Copy verbatim the material from its first line to the line that holds "Chart.register(...registerables);", including that line.

== Provided material ==
━━━

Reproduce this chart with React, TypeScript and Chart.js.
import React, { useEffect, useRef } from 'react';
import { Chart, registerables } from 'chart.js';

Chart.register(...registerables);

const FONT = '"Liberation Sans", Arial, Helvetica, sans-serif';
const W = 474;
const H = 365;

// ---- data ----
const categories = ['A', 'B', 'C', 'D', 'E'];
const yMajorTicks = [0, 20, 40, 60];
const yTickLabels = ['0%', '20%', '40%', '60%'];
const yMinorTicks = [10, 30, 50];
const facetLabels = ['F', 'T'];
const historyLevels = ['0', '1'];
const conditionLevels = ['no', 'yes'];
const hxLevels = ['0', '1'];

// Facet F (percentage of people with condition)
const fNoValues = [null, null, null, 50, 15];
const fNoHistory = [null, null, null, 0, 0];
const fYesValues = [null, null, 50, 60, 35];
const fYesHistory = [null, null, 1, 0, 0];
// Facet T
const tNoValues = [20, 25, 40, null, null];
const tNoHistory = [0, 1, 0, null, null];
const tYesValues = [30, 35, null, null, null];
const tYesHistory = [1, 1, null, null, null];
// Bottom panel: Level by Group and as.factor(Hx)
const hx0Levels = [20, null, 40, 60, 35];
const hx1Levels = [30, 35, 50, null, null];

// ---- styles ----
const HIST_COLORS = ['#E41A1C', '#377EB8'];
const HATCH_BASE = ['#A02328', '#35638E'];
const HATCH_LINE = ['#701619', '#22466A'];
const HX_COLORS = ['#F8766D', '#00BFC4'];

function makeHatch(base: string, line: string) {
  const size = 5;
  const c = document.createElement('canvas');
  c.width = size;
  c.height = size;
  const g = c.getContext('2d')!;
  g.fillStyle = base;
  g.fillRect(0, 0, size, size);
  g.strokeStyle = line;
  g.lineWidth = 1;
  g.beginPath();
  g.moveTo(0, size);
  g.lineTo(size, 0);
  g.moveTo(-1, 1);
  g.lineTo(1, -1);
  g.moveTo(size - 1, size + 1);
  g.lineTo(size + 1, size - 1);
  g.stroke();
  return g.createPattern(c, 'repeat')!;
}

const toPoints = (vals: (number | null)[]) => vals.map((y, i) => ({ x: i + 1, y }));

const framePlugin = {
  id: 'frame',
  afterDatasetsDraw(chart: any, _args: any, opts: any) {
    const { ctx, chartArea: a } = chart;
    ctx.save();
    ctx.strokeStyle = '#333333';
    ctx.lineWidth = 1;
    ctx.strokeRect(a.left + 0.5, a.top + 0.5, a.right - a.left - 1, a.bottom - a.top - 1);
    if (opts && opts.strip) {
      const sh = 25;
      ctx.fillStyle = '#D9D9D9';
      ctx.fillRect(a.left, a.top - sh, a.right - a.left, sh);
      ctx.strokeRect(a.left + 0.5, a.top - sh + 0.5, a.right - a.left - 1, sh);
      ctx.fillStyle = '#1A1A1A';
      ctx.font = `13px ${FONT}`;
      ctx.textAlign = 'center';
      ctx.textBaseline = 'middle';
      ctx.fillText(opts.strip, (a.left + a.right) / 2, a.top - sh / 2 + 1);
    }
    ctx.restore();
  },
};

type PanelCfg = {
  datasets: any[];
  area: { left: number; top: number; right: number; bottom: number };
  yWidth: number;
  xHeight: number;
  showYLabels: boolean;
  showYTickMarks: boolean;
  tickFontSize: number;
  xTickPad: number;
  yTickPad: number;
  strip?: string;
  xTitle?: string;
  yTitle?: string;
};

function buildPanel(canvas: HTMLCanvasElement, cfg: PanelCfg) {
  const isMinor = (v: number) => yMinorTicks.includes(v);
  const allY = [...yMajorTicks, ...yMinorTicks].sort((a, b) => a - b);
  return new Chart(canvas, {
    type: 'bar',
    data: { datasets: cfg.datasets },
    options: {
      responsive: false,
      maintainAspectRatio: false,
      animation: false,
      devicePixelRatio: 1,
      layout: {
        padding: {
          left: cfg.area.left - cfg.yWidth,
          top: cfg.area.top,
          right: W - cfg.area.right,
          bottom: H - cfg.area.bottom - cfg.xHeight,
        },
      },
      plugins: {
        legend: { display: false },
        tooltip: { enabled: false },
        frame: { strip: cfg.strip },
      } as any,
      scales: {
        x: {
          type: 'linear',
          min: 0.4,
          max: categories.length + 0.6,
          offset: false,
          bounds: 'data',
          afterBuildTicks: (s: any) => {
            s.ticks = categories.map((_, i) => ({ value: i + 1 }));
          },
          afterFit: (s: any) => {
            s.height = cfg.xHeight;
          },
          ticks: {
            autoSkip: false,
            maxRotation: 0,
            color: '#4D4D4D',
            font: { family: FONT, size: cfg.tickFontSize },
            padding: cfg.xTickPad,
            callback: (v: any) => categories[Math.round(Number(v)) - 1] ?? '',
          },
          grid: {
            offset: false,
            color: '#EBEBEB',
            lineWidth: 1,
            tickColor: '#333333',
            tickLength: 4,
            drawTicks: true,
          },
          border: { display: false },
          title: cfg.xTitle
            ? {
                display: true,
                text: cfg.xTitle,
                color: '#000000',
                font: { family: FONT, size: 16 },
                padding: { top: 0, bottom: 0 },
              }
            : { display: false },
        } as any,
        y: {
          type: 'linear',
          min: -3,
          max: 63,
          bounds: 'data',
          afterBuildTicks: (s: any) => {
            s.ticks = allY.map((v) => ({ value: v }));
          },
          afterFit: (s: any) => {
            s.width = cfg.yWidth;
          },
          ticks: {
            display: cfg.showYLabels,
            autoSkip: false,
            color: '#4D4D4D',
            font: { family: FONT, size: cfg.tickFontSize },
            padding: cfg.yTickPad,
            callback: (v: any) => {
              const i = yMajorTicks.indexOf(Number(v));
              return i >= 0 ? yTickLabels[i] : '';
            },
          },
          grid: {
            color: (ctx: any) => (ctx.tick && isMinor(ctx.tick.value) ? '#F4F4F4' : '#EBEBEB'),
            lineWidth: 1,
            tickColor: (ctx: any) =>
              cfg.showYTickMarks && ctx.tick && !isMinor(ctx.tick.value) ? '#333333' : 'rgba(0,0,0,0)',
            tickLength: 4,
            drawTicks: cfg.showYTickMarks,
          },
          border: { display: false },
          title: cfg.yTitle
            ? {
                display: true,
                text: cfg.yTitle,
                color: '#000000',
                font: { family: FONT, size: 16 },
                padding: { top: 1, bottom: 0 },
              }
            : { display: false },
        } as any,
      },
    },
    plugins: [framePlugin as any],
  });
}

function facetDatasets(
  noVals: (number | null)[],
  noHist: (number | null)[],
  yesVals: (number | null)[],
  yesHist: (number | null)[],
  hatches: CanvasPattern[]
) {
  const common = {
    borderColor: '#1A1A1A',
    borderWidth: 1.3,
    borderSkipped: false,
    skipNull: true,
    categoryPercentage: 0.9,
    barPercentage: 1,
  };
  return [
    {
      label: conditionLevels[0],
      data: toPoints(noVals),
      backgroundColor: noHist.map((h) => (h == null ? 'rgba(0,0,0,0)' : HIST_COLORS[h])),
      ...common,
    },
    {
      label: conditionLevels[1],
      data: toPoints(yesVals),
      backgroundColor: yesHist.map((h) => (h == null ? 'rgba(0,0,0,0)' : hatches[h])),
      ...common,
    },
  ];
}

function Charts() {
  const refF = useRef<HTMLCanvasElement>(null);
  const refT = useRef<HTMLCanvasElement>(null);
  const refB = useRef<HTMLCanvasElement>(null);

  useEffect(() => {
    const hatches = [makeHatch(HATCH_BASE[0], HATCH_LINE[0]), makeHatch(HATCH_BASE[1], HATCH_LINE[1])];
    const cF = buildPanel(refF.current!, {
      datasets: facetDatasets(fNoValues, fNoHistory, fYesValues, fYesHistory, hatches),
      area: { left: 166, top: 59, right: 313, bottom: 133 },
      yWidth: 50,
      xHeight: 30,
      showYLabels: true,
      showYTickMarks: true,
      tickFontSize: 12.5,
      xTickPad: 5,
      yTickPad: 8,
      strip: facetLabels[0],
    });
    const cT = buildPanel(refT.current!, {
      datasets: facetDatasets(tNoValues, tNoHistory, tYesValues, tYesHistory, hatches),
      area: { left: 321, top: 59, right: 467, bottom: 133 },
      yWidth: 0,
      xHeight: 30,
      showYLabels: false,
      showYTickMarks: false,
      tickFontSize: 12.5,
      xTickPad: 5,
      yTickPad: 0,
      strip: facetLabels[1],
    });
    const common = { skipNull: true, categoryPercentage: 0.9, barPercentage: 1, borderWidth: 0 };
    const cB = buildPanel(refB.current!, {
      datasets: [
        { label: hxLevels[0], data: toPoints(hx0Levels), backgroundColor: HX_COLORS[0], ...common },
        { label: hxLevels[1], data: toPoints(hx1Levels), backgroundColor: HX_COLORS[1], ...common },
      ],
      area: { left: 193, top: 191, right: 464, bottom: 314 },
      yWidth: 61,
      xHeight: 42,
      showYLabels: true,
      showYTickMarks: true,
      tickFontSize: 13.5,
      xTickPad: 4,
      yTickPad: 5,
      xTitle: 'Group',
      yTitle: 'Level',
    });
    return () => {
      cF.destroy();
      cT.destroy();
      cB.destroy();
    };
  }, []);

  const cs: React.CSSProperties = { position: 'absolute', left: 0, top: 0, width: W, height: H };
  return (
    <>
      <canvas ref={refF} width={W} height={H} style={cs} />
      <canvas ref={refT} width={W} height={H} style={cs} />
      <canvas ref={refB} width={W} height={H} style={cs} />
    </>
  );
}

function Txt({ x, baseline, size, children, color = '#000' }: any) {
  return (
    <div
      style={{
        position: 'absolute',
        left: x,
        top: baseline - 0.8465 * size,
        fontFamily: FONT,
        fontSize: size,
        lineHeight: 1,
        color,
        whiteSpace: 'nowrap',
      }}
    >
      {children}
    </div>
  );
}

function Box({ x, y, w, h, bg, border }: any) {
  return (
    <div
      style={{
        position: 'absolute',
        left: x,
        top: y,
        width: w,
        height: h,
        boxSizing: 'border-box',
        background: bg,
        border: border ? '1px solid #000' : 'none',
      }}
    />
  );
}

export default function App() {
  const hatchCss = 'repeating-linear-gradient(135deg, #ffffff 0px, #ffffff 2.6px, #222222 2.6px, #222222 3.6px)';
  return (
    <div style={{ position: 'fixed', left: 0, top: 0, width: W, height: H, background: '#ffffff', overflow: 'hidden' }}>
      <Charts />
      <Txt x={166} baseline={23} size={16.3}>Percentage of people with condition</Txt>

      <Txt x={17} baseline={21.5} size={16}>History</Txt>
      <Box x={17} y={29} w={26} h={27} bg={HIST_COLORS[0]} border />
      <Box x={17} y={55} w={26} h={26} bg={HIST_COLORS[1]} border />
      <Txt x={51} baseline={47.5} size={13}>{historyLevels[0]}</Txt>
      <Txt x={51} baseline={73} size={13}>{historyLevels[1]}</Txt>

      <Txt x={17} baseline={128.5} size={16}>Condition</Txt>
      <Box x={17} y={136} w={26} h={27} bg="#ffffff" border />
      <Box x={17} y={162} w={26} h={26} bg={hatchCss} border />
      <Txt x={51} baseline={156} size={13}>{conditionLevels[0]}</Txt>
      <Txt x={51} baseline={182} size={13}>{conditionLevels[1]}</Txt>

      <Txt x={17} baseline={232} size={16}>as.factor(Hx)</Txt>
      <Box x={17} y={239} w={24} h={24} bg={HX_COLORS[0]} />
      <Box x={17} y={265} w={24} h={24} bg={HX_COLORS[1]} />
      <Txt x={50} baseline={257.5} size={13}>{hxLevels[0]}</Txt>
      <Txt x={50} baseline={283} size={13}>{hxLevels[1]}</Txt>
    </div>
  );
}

━━━

== Solution below ==
Reproduce this chart with React, TypeScript and Chart.js.
import React, { useEffect, useRef } from 'react';
import { Chart, registerables } from 'chart.js';

Chart.register(...registerables);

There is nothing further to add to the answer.